The old compressor should be immediately inspected by draining its oil and checking for metal fragments or discoloration. If the oil is dark or contains visible debris, this indicates a catastrophic internal failure that has spread contamination throughout the entire system. This contamination makes the next steps of flushing and replacing ancillary components absolutely necessary to avoid immediate failure of the new compressor. Skipping this inspection risks pushing metal shavings into the new unit the moment it begins to operate.
Installing the New Compressor and Flushing Procedures
Installing the replacement compressor involves several preparatory steps to ensure system longevity, especially if the old unit experienced internal damage. If contamination was found in the old oil, the rest of the system, including the condenser and hoses, must be flushed using a chemical solvent and specialized equipment to remove all metallic debris. This flushing process clears the tiny pathways that metal shavings can obstruct, which would otherwise cause the new compressor to fail quickly. Note that the evaporator core is often not flushed and the condenser is sometimes replaced rather than flushed due to its complex internal design.
Whenever the system is opened, two other components must be replaced regardless of flushing: the accumulator (on orifice tube systems) or the receiver/drier (on expansion valve systems). These components contain a desiccant bag that absorbs moisture, which becomes saturated and ineffective once exposed to atmospheric air. If the failure was catastrophic, the expansion valve or orifice tube must also be replaced because these narrow components are extremely susceptible to clogging from metallic debris. Installing the new compressor involves bolting it securely into its bracket, connecting the new electrical clutch connector, and attaching the AC lines with new, lubricated O-rings.
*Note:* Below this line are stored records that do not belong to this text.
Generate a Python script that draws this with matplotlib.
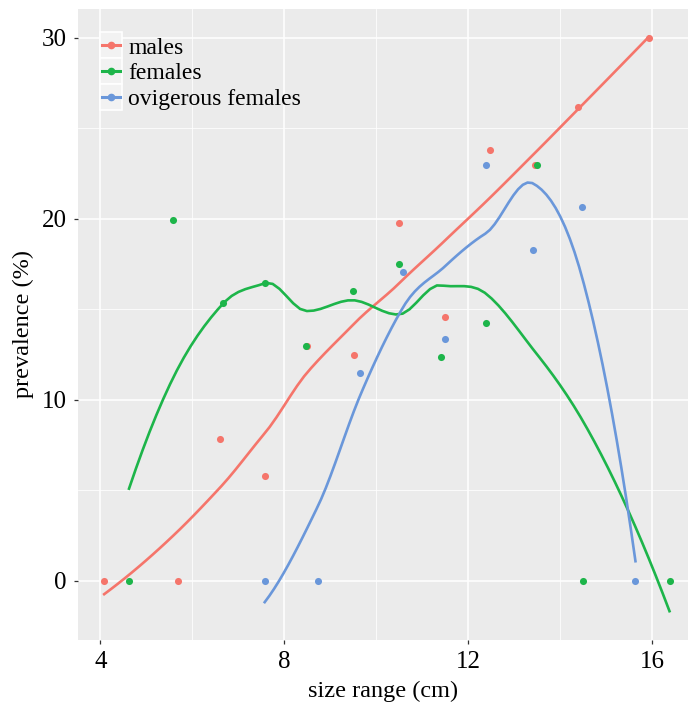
import numpy as np
import matplotlib.pyplot as plt
from matplotlib.lines import Line2D
from matplotlib.patches import Rectangle
from matplotlib.legend_handler import HandlerBase

plt.rcParams['font.family'] = ['Liberation Serif', 'DejaVu Serif']

# data
groups = ['males', 'females', 'ovigerous females']
colors = ['#F5756B', '#1DB54A', '#6A97DA']

males_x = [4.08, 5.68, 6.6, 7.57, 8.5, 9.52, 10.5, 11.48, 12.46, 13.45, 14.37, 15.92]
males_y = [0, 0, 7.85, 5.8, 13.0, 12.5, 19.8, 14.6, 23.8, 23.0, 26.2, 30.0]

females_x = [4.62, 5.58, 6.67, 7.57, 8.46, 9.5, 10.5, 11.41, 12.37, 13.48, 14.5, 16.37]
females_y = [0, 19.95, 15.36, 16.46, 13.0, 16.0, 17.5, 12.4, 14.25, 23.0, 0, 0]

ovig_x = [7.57, 8.72, 9.65, 10.57, 11.5, 12.37, 13.4, 14.47, 15.63]
ovig_y = [0, 0, 11.5, 17.07, 13.37, 23.0, 18.3, 20.66, 0]

xticks = [4, 8, 12, 16]
yticks = [0, 10, 20, 30]


def local_fit(x, y, x0, q):
    # local quadratic with tricube weights -> value and slope at x0
    d = np.abs(x - x0)
    h = np.sort(d)[q - 1]
    w = np.clip(1 - (d / h) ** 3, 0, None) ** 3
    X = np.column_stack([np.ones(len(x)), x - x0, (x - x0) ** 2])
    A = X.T @ (w[:, None] * X)
    b = X.T @ (w * y)
    beta = np.linalg.lstsq(A, b, rcond=None)[0]
    return beta[0], beta[1]


def kd_vertices(x, lo, hi, l, u, out, fc=1):
    # 1-d version of loess' kd tree: split at the median data point
    if u - l + 1 <= fc:
        return
    m = (l + u) // 2
    v = x[m - 1]
    if v == lo or v == hi:
        return
    out.append(v)
    kd_vertices(x, lo, v, l, m, out, fc)
    kd_vertices(x, v, hi, m + 1, u, out, fc)


def loess(x, y, span=0.75, npts=80):
    # loess like R's default: fit at vertices, cubic Hermite in between
    order = np.argsort(x)
    x = np.asarray(x, float)[order]
    y = np.asarray(y, float)[order]
    n = len(x)
    q = int(np.floor(n * span))
    fc = max(int(np.floor(n * span * 0.2)), 1)
    mu = 0.005 * (x.max() - x.min())
    lo, hi = x.min() - mu, x.max() + mu
    inner = []
    kd_vertices(x, lo, hi, 1, n, inner, fc)
    verts = np.array(sorted([lo, hi] + inner))
    vals = np.array([local_fit(x, y, v, q) for v in verts])
    xs = np.linspace(x.min(), x.max(), npts)
    out = []
    for t in xs:
        i = int(np.clip(np.searchsorted(verts, t) - 1, 0, len(verts) - 2))
        x0, x1 = verts[i], verts[i + 1]
        hgt = x1 - x0
        s = (t - x0) / hgt
        f0, d0 = vals[i]
        f1, d1 = vals[i + 1]
        h00 = 2 * s**3 - 3 * s**2 + 1
        h10 = s**3 - 2 * s**2 + s
        h01 = -2 * s**3 + 3 * s**2
        h11 = s**3 - s**2
        out.append(h00 * f0 + h10 * hgt * d0 + h01 * f1 + h11 * hgt * d1)
    return xs, np.array(out)


class KeyHandler(HandlerBase):
    def create_artists(self, legend, orig, xd, yd, width, height, fontsize, trans):
        box = Rectangle((-xd, -yd - 3.5), width, height + 7,
                        facecolor='#F2F2F2', edgecolor='white', lw=1.2, transform=trans)
        ym = height / 2 - yd
        ln = Line2D([-xd + 1.5, -xd + width - 1.5], [ym, ym], color=orig.get_color(),
                    lw=2.2, transform=trans)
        mk = Line2D([-xd + width / 2], [ym], color=orig.get_color(), marker='o',
                    markersize=4.5, lw=0, transform=trans)
        return [box, ln, mk]


fig = plt.figure(figsize=(6.88, 7.02), dpi=100)
ax = fig.add_axes([78 / 688, 62 / 702, 610 / 688, 631 / 702])
ax.set_facecolor('#EBEBEB')

series = [(males_x, males_y), (females_x, females_y), (ovig_x, ovig_y)]
handles = []
for (sx, sy), c, name in zip(series, colors, groups):
    ax.scatter(sx, sy, s=26, color=c, zorder=3, linewidths=0)
    lx, ly = loess(sx, sy)
    ax.plot(lx, ly, color=c, lw=1.9, zorder=4)
    handles.append(Line2D([], [], color=c, marker='o', label=name))

ax.set_xlim(3.511, 16.772)
ax.set_ylim(-3.26, 31.6)
ax.set_xticks(xticks)
ax.set_yticks(yticks)
ax.set_xticks([6, 10, 14], minor=True)
ax.set_yticks([5, 15, 25], minor=True)
ax.grid(which='major', color='white', lw=1.1)
ax.grid(which='minor', color='white', lw=0.55)
ax.set_axisbelow(True)
for s in ax.spines.values():
    s.set_visible(False)
ax.tick_params(which='major', length=3, width=0.9, color='#333333',
               labelsize=18, labelcolor='black', pad=5)
ax.tick_params(which='minor', length=0)

ax.set_xlabel('size range (cm)', fontsize=17.5, labelpad=5.5)
ax.set_ylabel('prevalence (%)', fontsize=17.5, labelpad=6)

ax.legend(handles=handles, handler_map={Line2D: KeyHandler()}, loc='upper left',
          bbox_to_anchor=(22 / 610, 1 - 28 / 631), frameon=False, fontsize=17,
          handlelength=0.95, handleheight=0.7, handletextpad=0.25, labelspacing=0.18,
          borderaxespad=0, borderpad=0)

fig.savefig('out.png', dpi=100)
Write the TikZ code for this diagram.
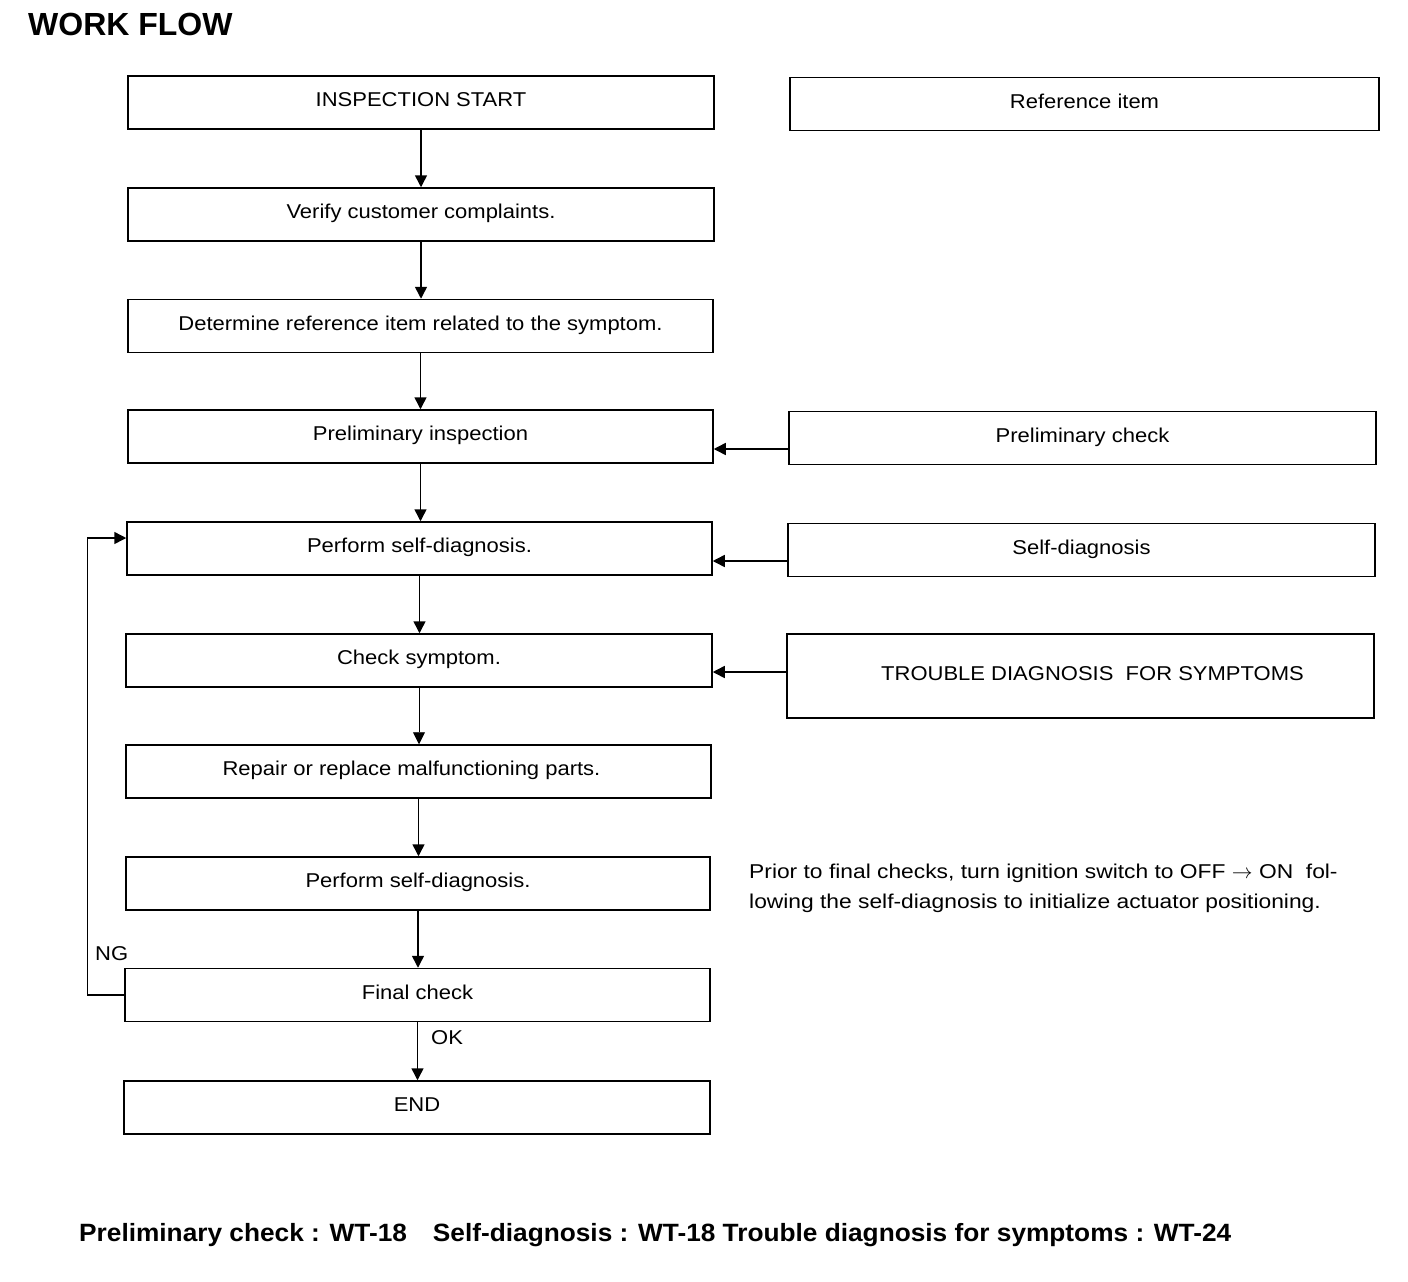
\documentclass[tikz,border=0pt]{standalone}
\usepackage{fontspec}
\setmainfont{Liberation Sans}
\newfontfamily\boxfont[FakeStretch=1.1]{Liberation Sans}
\newfontfamily\notefont[FakeStretch=1.14]{Liberation Sans}
\newfontfamily\footfont[FakeStretch=1.05]{Liberation Sans}
\usetikzlibrary{arrows.meta,calc}
\begin{document}
\begin{tikzpicture}[x=1pt,y=-1pt,
  box/.style={draw, line width=1.5pt, minimum height=53pt, inner sep=0pt,
    text height=14pt, text depth=6pt,
    font=\boxfont\fontsize{20}{24}\selectfont},
  arr/.style={line width=1.5pt, -{Triangle[length=12pt,width=12pt]}},
  thinarr/.style={line width=0.9pt, -{Triangle[length=12pt,width=12pt]}},
  lbl/.style={inner sep=0pt, font=\boxfont\fontsize{20}{24}\selectfont},
]
\useasboundingbox (0,0) rectangle (1408,1282);

\node[anchor=base west, inner sep=0pt, font=\bfseries\fontsize{32}{36}\selectfont] (title) at (28,35) {WORK FLOW};

\node[box, minimum width=586pt] (start) at (421,102.5) {INSPECTION START};
\node[box, minimum width=589pt] (ref) at (1084.5,104) {Reference item};
\node[box, minimum width=586pt] (verify) at (421,214.5) {Verify customer complaints.};
\node[box, minimum width=585pt] (det) at (420.5,326) {Determine reference item related to the symptom.};
\node[box, minimum width=585pt] (pi) at (420.5,436.5) {Preliminary inspection};
\node[box, minimum width=587pt] (pc) at (1082.5,438) {Preliminary check};
\node[box, minimum width=585pt] (psd) at (419.5,548.5) {Perform self-diagnosis.};
\node[box, minimum width=587pt] (sd) at (1081.5,550) {Self-diagnosis};
\node[box, minimum width=586pt] (cs) at (419,660.5) {Check symptom.};
\node[box, minimum width=587pt, minimum height=84pt] (tds) at (1080.5,676) {\hspace*{24pt}TROUBLE DIAGNOSIS\ \ FOR SYMPTOMS};
\node[box, minimum width=585pt] (rep) at (418.5,771.5) {Repair or replace malfunctioning parts.\hspace*{14pt}};
\node[box, minimum width=584pt] (psd2) at (418,883.5) {Perform self-diagnosis.};
\node[box, minimum width=585pt] (fc) at (417.5,995) {Final check};
\node[box, minimum width=586pt] (end) at (417,1107.5) {END};

% main vertical flow
\draw[arr] (start.south) -- (start.south |- verify.north);
\draw[arr] (verify.south) -- (verify.south |- det.north);
\draw[arr] (det.south) -- (det.south |- pi.north);
\draw[arr] (pi.south) -- (pi.south |- psd.north);
\draw[arr] (psd.south) -- (psd.south |- cs.north);
\draw[thinarr] (cs.south) -- (cs.south |- rep.north);
\draw[arr] (rep.south) -- (rep.south |- psd2.north);
\draw[arr] (psd2.south) -- (psd2.south |- fc.north);
\draw[arr] (fc.south) -- (fc.south |- end.north);

% reference arrows
\coordinate (a1) at ($(pc.west)+(0,11)$);
\coordinate (a2) at ($(sd.west)+(0,11)$);
\coordinate (a3) at ($(tds.west)+(0,-4)$);
\draw[arr] (a1) -- (a1 -| pi.east);
\draw[arr] (a2) -- (a2 -| psd.east);
\draw[arr] (a3) -- (a3 -| cs.east);

% feedback loop
\coordinate (fb) at ($(psd.west)+(0,-10.5)$);
\draw[arr] (fc.west) -- ++(-37,0) |- (fb);
\node[lbl, anchor=base west] (ng) at (95,960) {NG};
\node[lbl, anchor=base west] (ok) at (431,1044) {OK};

% note
\node[lbl, anchor=base west, align=left, font=\notefont\fontsize{20}{30}\selectfont] (note) at (749,908)
  {Prior to final checks, turn ignition switch to OFF $\rightarrow$ ON\ \ fol-\\lowing the self-diagnosis to initialize actuator positioning.};

% footer
\node[anchor=base west, inner sep=0pt, font=\footfont\bfseries\fontsize{25}{30}\selectfont] (foot) at (79,1241)
  {Preliminary check : WT-18\hspace{26pt}Self-diagnosis : WT-18 Trouble diagnosis for symptoms : WT-24};
\end{tikzpicture}
\end{document}
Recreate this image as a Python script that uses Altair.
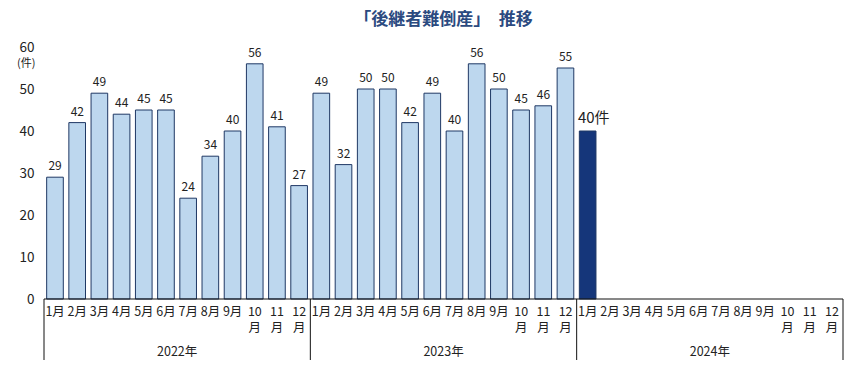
import altair as alt
import pandas as pd

years = ["2022年", "2023年", "2024年"]
months = ["1月", "2月", "3月", "4月", "5月", "6月", "7月", "8月", "9月", "10\n月", "11\n月", "12\n月"]
values_2022 = [29, 42, 49, 44, 45, 45, 24, 34, 40, 56, 41, 27]
values_2023 = [49, 32, 50, 50, 42, 49, 40, 56, 50, 45, 46, 55]
values_2024 = [40]
y_ticks = [0, 10, 20, 30, 40, 50, 60]

FONT = "Noto Sans CJK JP"
W, H = 799, 252

rows = []
for yi, vals in enumerate([values_2022, values_2023, values_2024]):
    for mi, v in enumerate(vals):
        rows.append({"idx": yi * 12 + mi, "value": v, "latest": yi == 2})
bars_df = pd.DataFrame(rows)

mrows = []
for yi in range(3):
    for mi, m in enumerate(months):
        parts = m.split("\n")
        mrows.append({"idx": yi * 12 + mi, "line": 0, "label": parts[0]})
        if len(parts) > 1:
            mrows.append({"idx": yi * 12 + mi, "line": 1, "label": parts[1]})
month_df = pd.DataFrame(mrows)
year_df = pd.DataFrame([{"idx": yi * 12, "label": y} for yi, y in enumerate(years)])
bound_df = pd.DataFrame({"pos": [0, 12, 24, 36], "zero": [0, 0, 0, 0]})

xscale = alt.Scale(domain=[0, 36], nice=False, zero=False)
yscale = alt.Scale(domain=[0, 60], nice=False)

base = alt.Chart(bars_df).transform_calculate(
    x0="datum.idx + 0.12", x1="datum.idx + 0.87", xc="datum.idx + 0.5"
)

bars = base.mark_bar(stroke="#1f3864", strokeWidth=1).encode(
    x=alt.X("x0:Q", scale=xscale, axis=None),
    x2="x1:Q",
    y=alt.Y("value:Q", scale=yscale,
            axis=alt.Axis(values=y_ticks, domain=False, ticks=False, grid=False,
                          labelPadding=10, labelFontSize=13.5, labelColor="#222",
                          labelFont=FONT, title=None)),
    y2=alt.datum(0),
    color=alt.Color("latest:N", scale=alt.Scale(domain=[False, True],
                                                range=["#bdd7ee", "#15367a"]), legend=None),
)

labels = base.transform_filter("!datum.latest").mark_text(
    dy=-11, fontSize=12, font=FONT, color="#222"
).encode(x=alt.X("xc:Q", scale=xscale), y=alt.Y("value:Q", scale=yscale), text="value:Q")

latest_label = base.transform_filter("datum.latest").transform_calculate(
    t="datum.value + '件'"
).mark_text(dy=-13, dx=6, fontSize=15, font=FONT, color="#222").encode(
    x=alt.X("xc:Q", scale=xscale), y=alt.Y("value:Q", scale=yscale), text="t:N")

unit = alt.Chart(pd.DataFrame({"t": ["(件)"]})).mark_text(
    fontSize=11, font=FONT, color="#222", align="left"
).encode(x=alt.value(-27), y=alt.value(17), text="t:N")

month_top = alt.Chart(month_df).transform_filter("datum.line == 0").transform_calculate(
    xc="datum.idx + 0.5"
).mark_text(fontSize=12.5, font=FONT, color="#222", baseline="top").encode(
    x=alt.X("xc:Q", scale=xscale), y=alt.value(H + 7), text="label:N")

month_bot = alt.Chart(month_df).transform_filter("datum.line == 1").transform_calculate(
    xc="datum.idx + 0.5"
).mark_text(fontSize=12.5, font=FONT, color="#222", baseline="top").encode(
    x=alt.X("xc:Q", scale=xscale), y=alt.value(H + 23), text="label:N")

year_labels = alt.Chart(year_df).transform_calculate(
    xc="datum.idx + 6"
).mark_text(fontSize=12.5, font=FONT, color="#222", baseline="middle").encode(
    x=alt.X("xc:Q", scale=xscale), y=alt.value(H + 53), text="label:N")

baseline = alt.Chart(pd.DataFrame({"a": [0], "b": [36], "zero": [0]})).mark_rule(
    color="#111", strokeWidth=1
).encode(x=alt.X("a:Q", scale=xscale), x2="b:Q", y=alt.Y("zero:Q", scale=yscale))

bounds = alt.Chart(bound_df).mark_rule(color="#111", strokeWidth=1).encode(
    x=alt.X("pos:Q", scale=xscale), y=alt.Y("zero:Q", scale=yscale), y2=alt.value(H + 62))

chart = alt.layer(bars, labels, latest_label, unit, month_top, month_bot, year_labels,
                  baseline, bounds).properties(
    width=W, height=H,
    title=alt.TitleParams("「後継者難倒産」　推移", font=FONT, fontSize=17,
                          fontWeight="bold", color="#2b4a80", anchor="middle", offset=11),
    autosize=alt.AutoSizeParams(type="none"),
    padding={"left": 36, "top": 39, "right": 10, "bottom": 61},
).configure_view(stroke=None)

chart.save("out.html", embed_options={"renderer": "svg", "actions": False})
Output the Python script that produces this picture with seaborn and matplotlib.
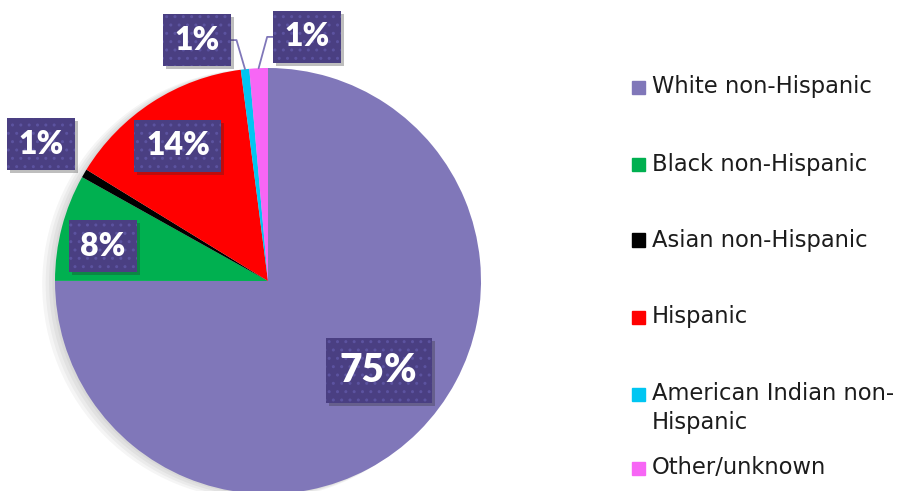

Crucially, the new compressor must be charged with the correct amount and type of Polyalkylene Glycol (PAG) oil compatible with the vehicle’s refrigerant. Manufacturers ship compressors with oil, but this amount is often incorrect for the specific vehicle application or is meant only for shipping purposes. Technicians must drain the oil from the new unit and add the precise volume specified by the vehicle manufacturer, ensuring proper lubrication. This measured oil charge is essential because too little oil causes premature wear, while too much oil reduces cooling efficiency.
Vacuum Testing and Recharging the AC System
With the new components installed and the lines connected, the integrity of the system must be verified before introducing refrigerant. A deep vacuum is pulled using the vacuum pump connected to the manifold gauge set, which serves two primary purposes. First, the vacuum removes all non-condensable gasses, such as air, which would otherwise reduce the cooling capacity. Second, the low-pressure environment causes any residual moisture within the system to boil at a low temperature, allowing the vacuum pump to extract the water vapor.
A vacuum of approximately 29 inches of mercury (Hg) or lower, ideally reaching 500 microns, must be maintained for an extended period, typically between 45 to 60 minutes. This duration is necessary to ensure all moisture has been converted to vapor and completely removed from the oil and system surfaces. After the pump is shut off, a vacuum hold test is conducted by observing the gauges for 10 to 30 minutes. If the vacuum pressure rises by more than 2 inches Hg, it indicates a leak in the system that must be located and repaired before proceeding.
Once the system successfully holds a stable vacuum, it is ready to be recharged with the correct type of refrigerant, either R-134a or R-1234yf, based on the vehicle’s specifications. The refrigerant must be added by weight using a scale, rather than relying on pressure readings alone, to ensure the exact, measured amount is introduced. Overcharging or undercharging the system significantly impacts performance and can lead to premature compressor failure. The system is finally tested with the engine running and the AC set to maximum cold to confirm proper operation and vent temperature.